Marchionne Says Carmaker Isn't Just Bashing Metal for Google

  • New Chrysler Pacifica minivans to be equipped for Google fleet
  • Chrysler engineers working jointly to incorporate technology

Fiat Chrysler Automobiles NV is an active partner with Alphabet Inc.’s Google to marry self-driving car technology with the automaker’s plug-in hybrid minivan, FCA Chief Executive Officer Sergio Marchionne said.

The carmaker plans to develop about 100 self-driving prototypes based on the Chrysler Pacifica hybrid-powered minivan that will be used by Google to test its self-driving technology, the companies said Tuesday. It’s too soon to answer questions such as who will own the data collected by the cars or how to divide the spoils, he said.

Fiat Chrysler employees aren’t serving just as “metal bashers,” he said at the minivan factory in Windsor, Ontario. Engineers from the two companies are working together to incorporate Google’s autonomous-car technology into the minivan, he said Friday. But where the partnership -- and the auto industry -- go from here remains to be seen, Marchionne said.

“We know what we do well: We know how to build cars and we know how to introduce relevant technology in these vehicles,” he said. “But we’re also open-minded.”

The factory, which produces a minivan about every 45 seconds, will start making the plug-in hybrids in the second half of the year. It could make Google’s vans sooner, but Marchionne said that will be decided by the relevant teams.
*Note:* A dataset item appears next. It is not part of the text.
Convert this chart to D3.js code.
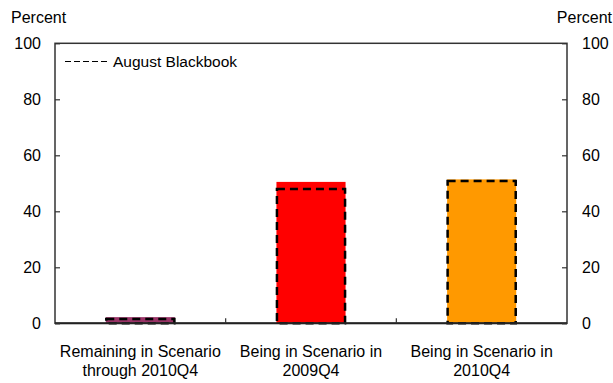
<!DOCTYPE html>
<html><head><meta charset="utf-8">
<script src="https://cdn.jsdelivr.net/npm/d3@7/dist/d3.min.js"></script>
<style>body{margin:0;background:#fff}svg{display:block;font-family:"Liberation Sans",Arial,sans-serif}</style>
</head><body><svg id="c" width="613" height="383"></svg>
<script>
const categories = [["Remaining in Scenario","through 2010Q4"],["Being in Scenario in","2009Q4"],["Being in Scenario in","2010Q4"]];
const values = [2.2, 50.5, 51.4];
const blackbook = [1.5, 48.0, 50.8];
const colors = ["#993366", "#FF0000", "#FF9900"];
const yTicks = [0, 20, 40, 60, 80, 100];
const legendLabel = "August Blackbook";
const unitLabel = "Percent";

const svg = d3.select("#c");
const m = {l:55, r:567, t:43.3, b:323.3};
const x = d3.scaleBand().domain(d3.range(categories.length)).range([m.l, m.r]).paddingInner(0).paddingOuter(0);
const y = d3.scaleLinear().domain([0,100]).range([m.b, m.t]);
const bw = x.bandwidth()*0.405;

// bars
svg.selectAll("rect.bar").data(values).join("rect")
  .attr("x",(d,i)=>x(i)+x.bandwidth()/2-bw/2).attr("width",bw)
  .attr("y",d=>y(d)).attr("height",d=>y(0)-y(d)).attr("fill",(d,i)=>colors[i]);
// dashed blackbook
svg.selectAll("rect.bb").data(blackbook).join("rect")
  .attr("x",(d,i)=>x(i)+x.bandwidth()/2-bw/2+0.5).attr("width",bw-1)
  .attr("y",d=>y(d)).attr("height",d=>y(0)-y(d))
  .attr("fill","none").attr("stroke","#000").attr("stroke-width",2.5).attr("stroke-dasharray","8,5");

// frame
const ax = "#333";
svg.append("rect").attr("x",m.l).attr("y",m.t).attr("width",m.r-m.l).attr("height",m.b-m.t)
  .attr("fill","none").attr("stroke",ax).attr("stroke-width",1.5);
svg.append("line").attr("x1",m.l).attr("x2",m.r).attr("y1",m.b).attr("y2",m.b)
  .attr("stroke","#222").attr("stroke-width",2);

// y axes
const yl = svg.append("g").attr("transform",`translate(${m.l},0)`)
  .call(d3.axisLeft(y).tickValues(yTicks).tickSize(-5).tickPadding(14));
const yr = svg.append("g").attr("transform",`translate(${m.r},0)`)
  .call(d3.axisRight(y).tickValues(yTicks).tickSize(-5).tickPadding(15));
[yl,yr].forEach(g=>{g.select(".domain").remove();
  g.selectAll("line").attr("stroke",ax).attr("stroke-width",1.2);
  g.selectAll("text").attr("font-size",16).attr("fill","#000").attr("dy","0.34em")
   .attr("font-family","Liberation Sans, Arial, sans-serif");});

// x ticks between bands
const xt = svg.append("g");
xt.selectAll("line").data(d3.range(1,categories.length)).join("line")
  .attr("x1",i=>x(i)).attr("x2",i=>x(i)).attr("y1",m.b).attr("y2",m.b-5)
  .attr("stroke",ax).attr("stroke-width",1.2);

// x labels
svg.selectAll("text.xl").data(categories).join("text")
  .attr("text-anchor","middle").attr("font-size",16).attr("fill","#000")
  .attr("transform",(d,i)=>`translate(${x(i)+x.bandwidth()/2},0)`)
  .selectAll("tspan").data(d=>d).join("tspan")
  .attr("x",0).attr("y",(d,j)=>357+j*19).text(d=>d);

// unit labels
svg.append("text").attr("x",11).attr("y",22.5).attr("font-size",16).text(unitLabel);
svg.append("text").attr("x",612).attr("y",22.5).attr("font-size",16).attr("text-anchor","end").text(unitLabel);

// legend
svg.append("line").attr("x1",65).attr("x2",107).attr("y1",61.5).attr("y2",61.5)
  .attr("stroke","#000").attr("stroke-width",1.2).attr("stroke-dasharray","6,3");
svg.append("text").attr("x",113).attr("y",67).attr("font-size",15.5).text(legendLabel);
</script></body></html>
The accord marks Google’s first agreement to work directly with an automaker to integrate its self-driving system since the technology giant began developing autonomously operated cars on its own in 2014. Fiat Chrysler Chairman John Elkann said last month that the auto industry should work with “new industry participants” like Google and Apple Inc. rather than trying to compete with them. Marchionne said on Friday that cooperating with tech giants is the best way to navigate the potentially profound changes in the auto industry.

‘It’s Coming’

Marchionne, who rode in Google-controlled cars near its California headquarters, said the robot driver’s skills have improved over the last several months so the experience no longer is unsettling. Long-distance trucking has more immediate commercial benefits for the technology, he said, but the capabilities will soon be sufficient for consumers -- assuming regulators allow it.
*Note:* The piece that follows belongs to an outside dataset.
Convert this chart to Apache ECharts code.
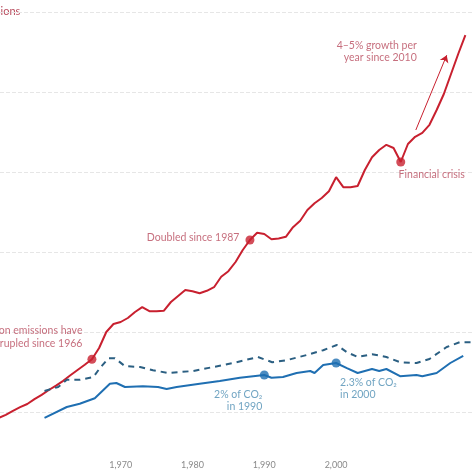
<!DOCTYPE html>
<html><head><meta charset="utf-8">
<script src="https://cdn.jsdelivr.net/npm/echarts@6/dist/echarts.min.js"></script>
<style>html,body{margin:0;padding:0;background:#fff}#c{width:474px;height:474px}</style>
</head><body><div id="c"></div>
<script>
const redYears = [1953,1954,1955,1956,1957,1958,1959,1960,1961,1962,1963,1964,1965,1966,1967,1968,1969,1970,1971,1972,1973,1974,1975,1976,1977,1978,1979,1980,1981,1982,1983,1984,1985,1986,1987,1988,1989,1990,1991,1992,1993,1994,1995,1996,1997,1998,1999,2000,2001,2002,2003,2004,2005,2006,2007,2008,2009,2010,2011,2012,2013,2014,2015,2016,2017,2018];
const redValues = [185,193,203,212,220,232,243,255,266,278,292,305,318,332,360,400,420,425,435,450,462,452,452,453,475,490,505,502,497,503,512,538,552,575,605,630,648,645,632,634,638,662,678,705,722,735,752,787,762,762,765,805,837,855,868,860,825,870,888,898,918,955,995,1045,1095,1142];
const solidYears = [1959.4,1962.5,1964.3,1966.4,1968.5,1969.4,1970.6,1973.1,1975.2,1976.4,1977.8,1981,1983.8,1986.6,1990,1991,1992.6,1994.5,1996.4,1997,1998.2,2000,2001.5,2003,2005,2006,2007,2008.9,2011.2,2012,2014,2015.9,2017.7];
const solidValues = [0.93,1.2,1.28,1.42,1.78,1.8,1.7,1.72,1.7,1.65,1.7,1.78,1.85,1.93,2.0,1.93,1.95,2.05,2.1,2.05,2.25,2.3,2.17,2.05,2.15,2.1,2.15,1.97,2.0,1.97,2.05,2.3,2.48];
const dashYears = [1959.4,1961.3,1962.5,1964.3,1966.2,1967.1,1968.3,1969.2,1970.6,1972.7,1974.5,1976.6,1980.1,1982.9,1985.7,1989.1,1991.1,1993.1,1995.9,1998.2,2000.1,2001.5,2003,2005,2007,2008.9,2011.2,2013,2015.4,2017.2,2019];
const dashValues = [1.6,1.7,1.88,1.88,1.95,2.17,2.42,2.42,2.22,2.2,2.12,2.05,2.1,2.2,2.3,2.45,2.32,2.37,2.5,2.62,2.75,2.57,2.45,2.52,2.45,2.32,2.3,2.4,2.7,2.82,2.82];
const xTicks = [1960,1970,1980,1990,2000,2010];
const yGrid = [200,400,600,800,1000,1200];

const RED='#c8202f', RTXT='#b84a5c', BLUE='#1f6fb2', DBLUE='#2b5f82', BTXT='#4c8db3';
const pair=(a,b)=>a.map((v,i)=>[v,b[i]]);
const redAt=y=>redValues[redYears.indexOf(y)];
const font='Lato';
const chart=echarts.init(document.getElementById('c'));
chart.setOption({
  animation:false,
  textStyle:{fontFamily:font},
  grid:{left:0,right:0,top:0,bottom:0,outerBoundsMode:'none'},
  xAxis:{type:'value',min:1953.2,max:2019.2,
    axisLine:{show:false},axisTick:{show:false},splitLine:{show:false},
    axisLabel:{margin:-13,customValues:xTicks,color:'#8a8a8a',fontSize:9,fontFamily:font,showMinLabel:false,showMaxLabel:false}},
  yAxis:[{type:'value',min:45,max:1230,axisLine:{show:false},axisTick:{show:false},axisLabel:{show:false},splitLine:{show:false}},
    {type:'value',min:-0.475,max:11.375,show:false,splitLine:{show:false}}],
  graphic:[{type:'text',left:-49,top:6,style:{text:'CO₂ emissions',fill:RTXT,fontSize:11,fontFamily:font}}],
  series:[
    {type:'line',data:pair(redYears,redValues),showSymbol:false,lineStyle:{color:RED,width:2},z:3,
      markLine:{silent:true,symbol:['none','arrow'],symbolSize:7,label:{show:false},
        lineStyle:{color:RED,width:1,type:'solid'},
        data:[[{coord:[2011.1,905]},{coord:[2015.4,1092]}]]}},
    {type:'line',data:[],markLine:{silent:true,symbol:'none',label:{show:false},z:0,
      lineStyle:{color:'#e6e6e6',type:'dashed',width:1},data:yGrid.map(v=>({yAxis:v}))}},
    {type:'line',yAxisIndex:1,data:pair(solidYears,solidValues),showSymbol:false,lineStyle:{color:BLUE,width:2}},
    {type:'line',yAxisIndex:1,data:pair(dashYears,dashValues),showSymbol:false,lineStyle:{color:DBLUE,width:2,type:[6,5]}},
    {type:'scatter',symbolSize:9,itemStyle:{color:RED},z:5,
      data:[
        {value:[1966,redAt(1966)],label:{show:true,position:'left',offset:[0,-22],align:'right',color:RTXT,fontSize:10.5,lineHeight:13,
          formatter:'Aviation emissions have\nquadrupled since 1966'}},
        {value:[1988,redAt(1988)],label:{show:true,position:'left',offset:[-1,-2],color:RTXT,fontSize:10.5,formatter:'Doubled since 1987'}},
        {value:[2009,redAt(2009)],label:{show:true,position:'bottom',offset:[31,-2],color:RTXT,fontSize:10.5,formatter:'Financial crisis'}},
        {value:[2013.6,1100],symbolSize:0,label:{show:true,position:'left',align:'right',offset:[-12,0],color:RTXT,fontSize:10.5,lineHeight:12,
          formatter:'4–5% growth per\nyear since 2010'}}
      ]},
    {type:'scatter',yAxisIndex:1,symbolSize:9,itemStyle:{color:BLUE},z:5,
      data:[
        {value:[1990,2.0],label:{show:true,position:'bottom',align:'right',offset:[-2,4],color:BTXT,fontSize:10.5,lineHeight:12,formatter:'2% of CO₂\nin 1990'}},
        {value:[2000,2.3],label:{show:true,position:'bottom',align:'left',offset:[4,4],color:BTXT,fontSize:10.5,lineHeight:12,formatter:'2.3% of CO₂\nin 2000'}}
      ]}
  ]
});
</script></body></html>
“I see this having tremendous use in real life,” he said. “It’s not pie in the sky, it’s coming. ”

Fiat Chrysler “is now potentially in front” of competitors following investors’ criticism that it was lagging behind the industry in autonomous driving, said Massimo Vecchio, an analyst at Mediobanca SpA in Milan.

Marchionne, who mentioned a possible partnership with Google in December, has been directly involved in talks with the U.S. company, people familiar with the matter have said. The two companies will remain free to cooperate in driverless technology with other partners, people familiar with the matter said.

Other Partners

Google, which has run more than 1.4 million miles of tests on its own driverless prototypes, has been in discussions with various auto manufacturers about working together. A deal with General Motors Co. couldn’t be concluded because of disagreements over ownership of technology and data, a person familiar with the matter said in April.

Setting up a partnership with Google is in line with Marchionne’s approach to development. He contends that carmakers waste capital developing multiple versions of the same technology and that the industry should consolidate to become more profitable. He intends to put Fiat Chrysler in a better position for a merger by the time he steps down as the manufacturer’s CEO in 2018.

Google needs more cars to develop and test its autonomous technology, but doesn’t want to invest in factories to build them. The joint project meanwhile offers Fiat Chrysler a window into new technology and helps the company prepare for a time when self-driving cars may be a big part of the transportation business, said Maryann Keller, an independent auto-industry consultant in Stamford, Connecticut.